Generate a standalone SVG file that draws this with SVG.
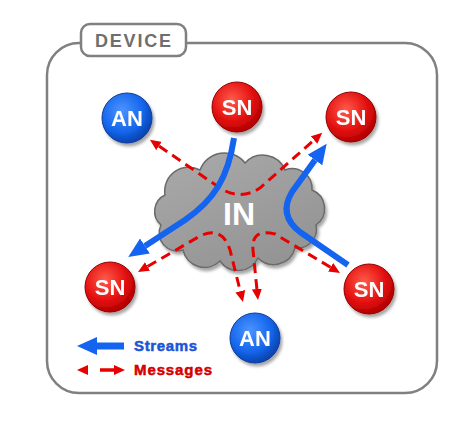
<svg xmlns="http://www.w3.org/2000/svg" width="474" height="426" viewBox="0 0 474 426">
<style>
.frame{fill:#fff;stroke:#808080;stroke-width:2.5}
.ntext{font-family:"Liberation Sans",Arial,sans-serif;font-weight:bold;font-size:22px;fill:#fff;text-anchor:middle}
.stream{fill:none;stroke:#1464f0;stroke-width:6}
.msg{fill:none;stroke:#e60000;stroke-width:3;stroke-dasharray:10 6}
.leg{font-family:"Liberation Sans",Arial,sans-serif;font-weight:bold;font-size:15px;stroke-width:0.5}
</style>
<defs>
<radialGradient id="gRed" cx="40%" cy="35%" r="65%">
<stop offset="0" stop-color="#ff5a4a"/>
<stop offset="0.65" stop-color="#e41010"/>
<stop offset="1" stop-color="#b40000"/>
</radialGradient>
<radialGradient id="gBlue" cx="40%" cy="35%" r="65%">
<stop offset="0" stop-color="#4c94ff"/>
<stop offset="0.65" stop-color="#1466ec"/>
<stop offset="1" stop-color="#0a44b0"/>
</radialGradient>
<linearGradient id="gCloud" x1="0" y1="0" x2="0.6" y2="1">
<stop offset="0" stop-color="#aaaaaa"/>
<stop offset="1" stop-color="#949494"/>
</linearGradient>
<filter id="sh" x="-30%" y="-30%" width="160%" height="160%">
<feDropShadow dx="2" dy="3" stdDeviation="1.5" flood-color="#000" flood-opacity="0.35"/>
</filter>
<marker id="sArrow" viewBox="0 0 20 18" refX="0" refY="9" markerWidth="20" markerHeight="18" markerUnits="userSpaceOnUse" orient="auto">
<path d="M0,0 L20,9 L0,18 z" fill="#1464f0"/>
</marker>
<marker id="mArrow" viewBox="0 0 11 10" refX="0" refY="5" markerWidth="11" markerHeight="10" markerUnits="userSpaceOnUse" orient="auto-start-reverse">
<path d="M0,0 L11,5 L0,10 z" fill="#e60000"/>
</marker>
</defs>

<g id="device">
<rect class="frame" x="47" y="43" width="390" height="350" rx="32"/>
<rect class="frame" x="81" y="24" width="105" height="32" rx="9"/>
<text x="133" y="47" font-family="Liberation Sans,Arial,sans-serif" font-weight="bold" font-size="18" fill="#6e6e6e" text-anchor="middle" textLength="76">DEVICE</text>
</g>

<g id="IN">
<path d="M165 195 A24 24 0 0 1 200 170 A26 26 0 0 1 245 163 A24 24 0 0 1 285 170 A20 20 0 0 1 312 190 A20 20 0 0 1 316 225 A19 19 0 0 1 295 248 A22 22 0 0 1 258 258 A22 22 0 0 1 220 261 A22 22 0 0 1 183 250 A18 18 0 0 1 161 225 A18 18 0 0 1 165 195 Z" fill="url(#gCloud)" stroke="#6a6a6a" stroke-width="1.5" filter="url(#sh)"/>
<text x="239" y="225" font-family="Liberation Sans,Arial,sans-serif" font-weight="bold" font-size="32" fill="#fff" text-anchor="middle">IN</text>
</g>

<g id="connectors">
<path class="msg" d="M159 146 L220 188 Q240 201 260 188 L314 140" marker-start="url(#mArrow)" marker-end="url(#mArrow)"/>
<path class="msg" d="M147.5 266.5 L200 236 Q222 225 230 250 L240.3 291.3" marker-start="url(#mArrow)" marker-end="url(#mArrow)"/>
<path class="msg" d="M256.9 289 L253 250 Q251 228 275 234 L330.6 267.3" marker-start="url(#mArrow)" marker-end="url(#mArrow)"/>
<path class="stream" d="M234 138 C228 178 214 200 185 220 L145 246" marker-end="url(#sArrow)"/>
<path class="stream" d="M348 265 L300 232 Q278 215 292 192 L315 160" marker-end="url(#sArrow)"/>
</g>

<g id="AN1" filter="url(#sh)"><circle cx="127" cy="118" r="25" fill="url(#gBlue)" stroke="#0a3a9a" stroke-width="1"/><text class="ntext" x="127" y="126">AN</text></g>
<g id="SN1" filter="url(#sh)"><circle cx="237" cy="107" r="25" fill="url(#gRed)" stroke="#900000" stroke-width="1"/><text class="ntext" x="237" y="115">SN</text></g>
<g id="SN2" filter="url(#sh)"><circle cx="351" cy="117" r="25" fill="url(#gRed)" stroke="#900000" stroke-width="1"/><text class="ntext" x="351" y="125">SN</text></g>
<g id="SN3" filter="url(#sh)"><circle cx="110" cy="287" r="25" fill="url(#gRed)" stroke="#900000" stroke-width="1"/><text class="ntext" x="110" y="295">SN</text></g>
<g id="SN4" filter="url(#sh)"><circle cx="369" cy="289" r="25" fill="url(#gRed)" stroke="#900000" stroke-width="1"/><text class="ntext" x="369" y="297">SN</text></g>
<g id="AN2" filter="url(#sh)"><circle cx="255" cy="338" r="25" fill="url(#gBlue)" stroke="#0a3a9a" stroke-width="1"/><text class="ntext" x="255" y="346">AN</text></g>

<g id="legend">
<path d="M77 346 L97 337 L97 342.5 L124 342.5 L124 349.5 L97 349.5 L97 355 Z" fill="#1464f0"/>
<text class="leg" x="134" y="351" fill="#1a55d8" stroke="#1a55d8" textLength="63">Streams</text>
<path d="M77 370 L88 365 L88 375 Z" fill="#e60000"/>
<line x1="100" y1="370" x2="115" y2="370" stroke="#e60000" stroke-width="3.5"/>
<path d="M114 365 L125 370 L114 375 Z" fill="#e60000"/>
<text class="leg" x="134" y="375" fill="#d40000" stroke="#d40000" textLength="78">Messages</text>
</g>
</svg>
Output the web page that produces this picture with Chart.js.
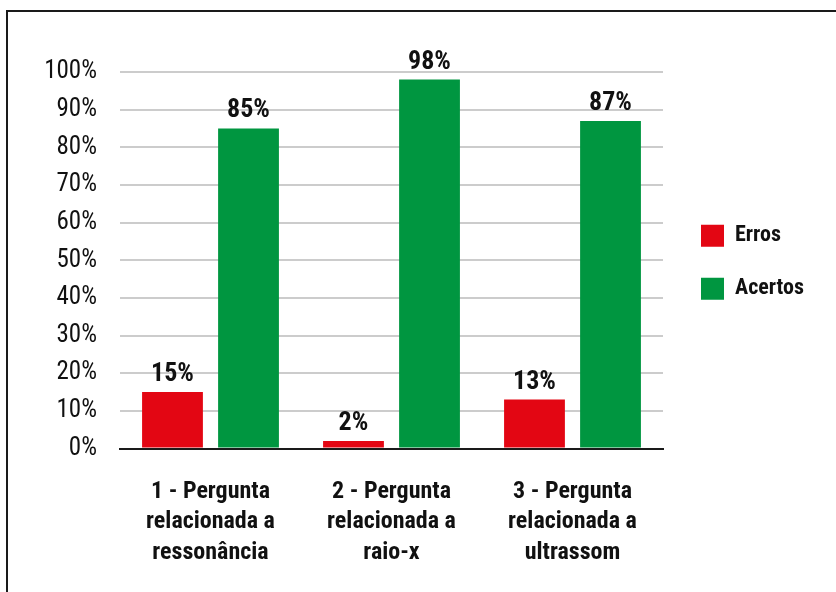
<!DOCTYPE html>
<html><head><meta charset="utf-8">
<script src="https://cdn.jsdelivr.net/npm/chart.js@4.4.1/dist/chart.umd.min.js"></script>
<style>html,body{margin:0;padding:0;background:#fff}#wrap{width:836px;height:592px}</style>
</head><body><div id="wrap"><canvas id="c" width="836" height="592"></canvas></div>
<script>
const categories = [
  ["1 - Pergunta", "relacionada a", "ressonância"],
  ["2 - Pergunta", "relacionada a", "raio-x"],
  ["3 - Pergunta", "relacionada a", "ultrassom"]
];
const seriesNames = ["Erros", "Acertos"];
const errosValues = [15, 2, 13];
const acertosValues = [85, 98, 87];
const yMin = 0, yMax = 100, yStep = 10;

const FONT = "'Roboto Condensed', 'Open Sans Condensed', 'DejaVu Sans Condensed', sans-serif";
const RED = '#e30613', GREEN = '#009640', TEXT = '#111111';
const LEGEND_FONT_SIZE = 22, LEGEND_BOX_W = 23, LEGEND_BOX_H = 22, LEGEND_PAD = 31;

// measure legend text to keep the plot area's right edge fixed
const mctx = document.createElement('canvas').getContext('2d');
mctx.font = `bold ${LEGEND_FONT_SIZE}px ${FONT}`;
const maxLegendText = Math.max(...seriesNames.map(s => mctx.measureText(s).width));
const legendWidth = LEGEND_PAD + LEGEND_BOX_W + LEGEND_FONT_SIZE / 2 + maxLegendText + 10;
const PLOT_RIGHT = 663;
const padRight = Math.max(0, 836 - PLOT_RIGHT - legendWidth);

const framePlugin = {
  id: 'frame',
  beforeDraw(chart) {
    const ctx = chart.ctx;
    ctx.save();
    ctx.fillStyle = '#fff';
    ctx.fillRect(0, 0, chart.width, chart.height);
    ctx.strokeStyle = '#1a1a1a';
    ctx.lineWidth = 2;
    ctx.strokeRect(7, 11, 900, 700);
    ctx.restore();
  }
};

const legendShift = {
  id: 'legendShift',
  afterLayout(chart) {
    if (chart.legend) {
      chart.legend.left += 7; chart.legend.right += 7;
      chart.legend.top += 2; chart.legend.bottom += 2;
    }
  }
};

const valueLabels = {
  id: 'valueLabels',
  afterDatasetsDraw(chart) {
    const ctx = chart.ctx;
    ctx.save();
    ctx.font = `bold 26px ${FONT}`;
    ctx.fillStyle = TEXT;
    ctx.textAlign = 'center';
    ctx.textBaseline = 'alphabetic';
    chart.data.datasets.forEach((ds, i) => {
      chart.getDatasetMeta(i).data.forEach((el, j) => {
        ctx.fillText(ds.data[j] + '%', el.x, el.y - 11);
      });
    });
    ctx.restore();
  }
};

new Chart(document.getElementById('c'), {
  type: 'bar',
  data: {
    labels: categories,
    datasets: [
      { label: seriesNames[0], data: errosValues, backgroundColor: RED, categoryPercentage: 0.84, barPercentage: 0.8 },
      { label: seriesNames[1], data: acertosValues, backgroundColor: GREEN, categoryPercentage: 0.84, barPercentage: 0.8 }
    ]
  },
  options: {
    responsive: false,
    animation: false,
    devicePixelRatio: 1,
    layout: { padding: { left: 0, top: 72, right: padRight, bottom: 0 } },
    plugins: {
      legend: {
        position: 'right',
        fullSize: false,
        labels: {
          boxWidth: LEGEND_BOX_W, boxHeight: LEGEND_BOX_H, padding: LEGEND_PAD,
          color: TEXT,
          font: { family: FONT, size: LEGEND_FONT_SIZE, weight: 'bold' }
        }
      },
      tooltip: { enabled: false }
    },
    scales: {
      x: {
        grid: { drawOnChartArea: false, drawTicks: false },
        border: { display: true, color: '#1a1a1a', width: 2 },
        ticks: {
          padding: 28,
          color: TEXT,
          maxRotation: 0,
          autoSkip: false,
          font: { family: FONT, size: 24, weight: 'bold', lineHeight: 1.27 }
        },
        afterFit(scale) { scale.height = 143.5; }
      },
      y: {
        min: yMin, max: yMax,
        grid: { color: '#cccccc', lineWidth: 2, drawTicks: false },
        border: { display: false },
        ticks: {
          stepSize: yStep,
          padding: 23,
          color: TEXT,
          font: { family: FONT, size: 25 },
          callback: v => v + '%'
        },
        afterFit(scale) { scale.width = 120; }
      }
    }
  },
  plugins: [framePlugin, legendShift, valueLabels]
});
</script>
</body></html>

____________

GOAL OF THE EXERCISE:
Look for "this" and pull out every line that has it.

OUTPUT OF THE TASK:
Generate a standalone SVG file that draws this with SVG.
Output the web page that produces this picture with Chart.js.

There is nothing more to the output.